In 1997, Scdoris competed her first dog sled race, and placed 4th in the Frog Lake Race, and later won several local short-distance races. In 2001, she competed in the 500 mile (805 km) International Pedigree Stage Stop Sled Dog Race, and became the first legally blind person and the youngest musher to complete an event of that distance. Rachael carried the Olympic Torch for the 2002 Winter Games.
In 2003, the Iditarod Trail Committee approved her request under the Americans with Disabilities Act of 1990 for special accommodations to compete in the much longer and more rigorous Iditarod. Scdoris completed the qualifying races in 2004, placing 11th in the 350-mile (563 km) Race to the Sky in Montana, and 6th in the 400-mile (644 km) John Beargrease Mid-Distance Marathon in Minnesota.

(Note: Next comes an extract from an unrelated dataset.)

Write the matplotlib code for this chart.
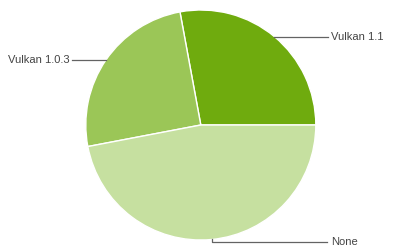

On March 5 she started the 2005 Iditarod in Anchorage, Alaska, with "visual interpreter" Paul Ellering, who warned her of trail conditions by radio or shouting. The two-way radios broke several times during the race during crashes, which are relatively common especially among rookies. "I had a nice little encounter with a tree... the tree won".[3] She eventually had to quit the race because her dogs showed signs of sickness.
In the 2006 Iditarod, Rachael Scdoris fell asleep while mushing and became separated from Tim Osmar, her visual guide. She awoke in a place that had no tracks from other dog teams, which meant that her dogs had no scent to follow. Scdoris guided her team over jumble ice and open leads into the Koyuk checkpoint:[4]
"Scdoris said she had fallen asleep on the sled, as many mushers do, and veered off the trail.
'It was so flat and so early in the morning, it was hard not to doze,' Scdoris said. 'I woke up in jumbled ice and no other dog tracks.'
As it turned out, Scdoris was close enough to Koyuk to make out the lights of the village and guide her dog team there."
- Jeannette J. Lee, Associated Press, March 19, 2006
Scdoris is descended from people named Sedoris, but somehow a typo crept into the official spelling of the name.[5]